Separation of Drafts and Bills of Lading
The Court distinguished between the legal obligations associated with the acceptance of drafts and any collateral agreements, such as those involving bills of lading. It was noted that the acceptance of the drafts created a distinct obligation that was not contingent upon the genuineness of the bills of lading. The bills of lading, although they may have been part of the broader business arrangement between Hoffman Co. and Chapin Miles, did not form part of the contractual obligation between Hoffman Co. and the Bank of Milwaukee. The drafts themselves did not reference the bills of lading, and the bank made no representations about their authenticity. As such, the obligation to pay the drafts arose independently of any issues with the accompanying documents. This separation emphasized that the acceptor's liability is grounded in the acceptance of the draft alone, provided the holder is without knowledge of any defects.
Mistake of Fact Argument
Hoffman Co. argued that it had paid the drafts under a mistake of fact, believing the accompanying bills of lading to be genuine, and thus sought to recover the payments. The Court addressed this argument by reiterating the principle that money paid under a mistake of fact can sometimes be recovered; however, this recovery is not applicable when the payment fulfills a legal obligation. Since Hoffman Co.'s payment of the drafts discharged its obligation as an acceptor to an innocent holder, the Court determined that the payment was neither made under a mistake of fact in a legal sense nor without consideration. The mistake concerning the authenticity of the bills of lading did not negate Hoffman Co.'s duty to pay the bank, which held the drafts in good faith. Therefore, the mistake did not entitle Hoffman Co. to recover the funds from the bank.

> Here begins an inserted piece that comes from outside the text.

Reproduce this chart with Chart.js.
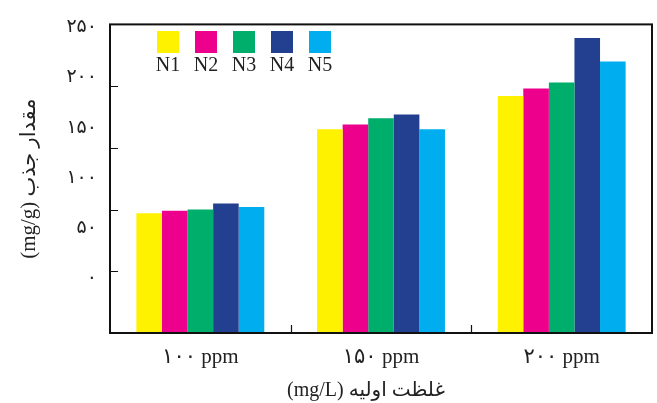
<!DOCTYPE html>
<html lang="fa">
<head>
<meta charset="utf-8">
<script src="https://cdn.jsdelivr.net/npm/chart.js@4.4.1/dist/chart.umd.min.js"></script>
<style>
  body { margin: 0; background: #fff; }
  #wrap { position: relative; width: 657px; height: 403px; }
  #legend { position: absolute; left: 157px; top: 31px; display: flex; gap: 16px; }
  .leg { width: 22px; display: flex; flex-direction: column; align-items: center;
         font: 20px 'Liberation Serif', serif; color: #222; }
  .leg-sw { width: 22px; height: 22px; }
  .leg span { margin-top: 1px; line-height: 20px; white-space: nowrap; }
</style>
</head>
<body>
<div id="wrap">
  <canvas id="chart" width="657" height="403"></canvas>
  <div id="legend"></div>
</div>
<script>
// ── data ──────────────────────────────────────────────
const categories   = ['۱۰۰ ppm', '۱۵۰ ppm', '۲۰۰ ppm'];
const seriesNames  = ['N1', 'N2', 'N3', 'N4', 'N5'];
const seriesColors = ['#FFF200', '#EC008C', '#00AE6B', '#233F8F', '#00AEEF'];
const n1 = [97, 165, 192];
const n2 = [99, 169, 198];
const n3 = [100, 174, 203];
const n4 = [105, 177, 239];
const n5 = [102, 165, 220];
const yTicks      = [0, 50, 100, 150, 200, 250];
const yTickLabels = ['۰', '۵۰', '۱۰۰', '۱۵۰', '۲۰۰', '۲۵۰'];
const yTitle = '(mg/g) مقدار جذب';
const xTitle = '(mg/L) غلظت اولیه';

const seriesData = [n1, n2, n3, n4, n5];

Chart.defaults.font.family = "'Liberation Serif', 'DejaVu Sans', serif";
Chart.defaults.color = '#222';

// frame + inward tick marks
const frame = {
  id: 'frame',
  afterDraw(chart) {
    const { ctx, chartArea: a, scales: { x, y } } = chart;
    ctx.save();
    ctx.strokeStyle = '#111';
    ctx.lineWidth = 2;
    ctx.strokeRect(a.left, a.top, a.right - a.left, a.bottom - a.top);
    ctx.lineWidth = 1.2;
    ctx.beginPath();
    yTicks.forEach(v => {
      const py = Math.round(y.getPixelForValue(v)) + 0.5;
      ctx.moveTo(a.left, py); ctx.lineTo(a.left + 8, py);
    });
    for (let i = 0; i < categories.length - 1; i++) {
      const px = Math.round((x.getPixelForValue(i) + x.getPixelForValue(i + 1)) / 2) + 0.5;
      ctx.moveTo(px, a.bottom); ctx.lineTo(px, a.bottom - 8);
    }
    ctx.stroke();
    ctx.restore();
  }
};

// legend: swatch above label
document.getElementById('legend').innerHTML = seriesNames.map((n, i) =>
  `<div class="leg"><div class="leg-sw" style="background:${seriesColors[i]}"></div><span>${n}</span></div>`
).join('');

new Chart(document.getElementById('chart'), {
  type: 'bar',
  data: {
    labels: categories,
    datasets: seriesNames.map((n, i) => ({
      label: n,
      data: seriesData[i],
      backgroundColor: seriesColors[i],
      borderWidth: 0,
      yAxisID: 'y',
      categoryPercentage: 0.708,
      barPercentage: 1.0,
    })),
  },
  options: {
    responsive: false, animation: false,
    layout: { padding: { top: 20, right: 5, left: 0, bottom: 0 } },
    plugins: { legend: { display: false }, tooltip: { enabled: false } },
    scales: {
      x: {
        grid: { display: false, drawTicks: false },
        border: { display: false },
        ticks: { padding: 12, font: { size: 21 }, color: '#222' },
        // trailing spaces nudge the centred title left, as in the source figure
        title: { display: true, text: xTitle + '      ', font: { size: 20 }, color: '#222',
                 padding: { top: 0, bottom: 0 } },
        afterFit: s => { s.height = 70; },
      },
      y: {
        display: false, min: 0, max: 250,
      },
      yLab: {
        type: 'linear', position: 'left', min: -55, max: 253,
        grid: { display: false, drawTicks: false },
        border: { display: false },
        afterBuildTicks: s => { s.ticks = yTicks.map(v => ({ value: v })); },
        ticks: { padding: 13, font: { size: 19 }, color: '#222',
                 callback: (v, i) => yTickLabels[i] },
        title: { display: true, text: yTitle, font: { size: 21 }, color: '#222',
                 padding: { top: 17, bottom: 0 } },
        afterFit: s => { s.width = 110; },
      },
    },
  },
  plugins: [frame],
});
</script>
</body>
</html>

Recourse Against the Forger
The Court concluded by clarifying that Hoffman Co.'s recourse, if any, was not against the Bank of Milwaukee but against the forger, Chapin Miles. The legal obligation to pay the drafts was satisfied upon payment to the innocent holder, and any claim of fraud related to the forged bills of lading lay with the party who perpetrated the fraud. Unfortunately for Hoffman Co., Chapin Miles was insolvent, limiting the practical avenues for recovery. This outcome highlighted the risk inherent in commercial transactions involving negotiable instruments, where reliance on collateral documents can result in loss if fraud is involved. The Court's decision reinforced the principle that obligations under accepted drafts are binding, and the loss due to forgery must be borne by the party best positioned to prevent or detect the fraud, unless the holder is complicit.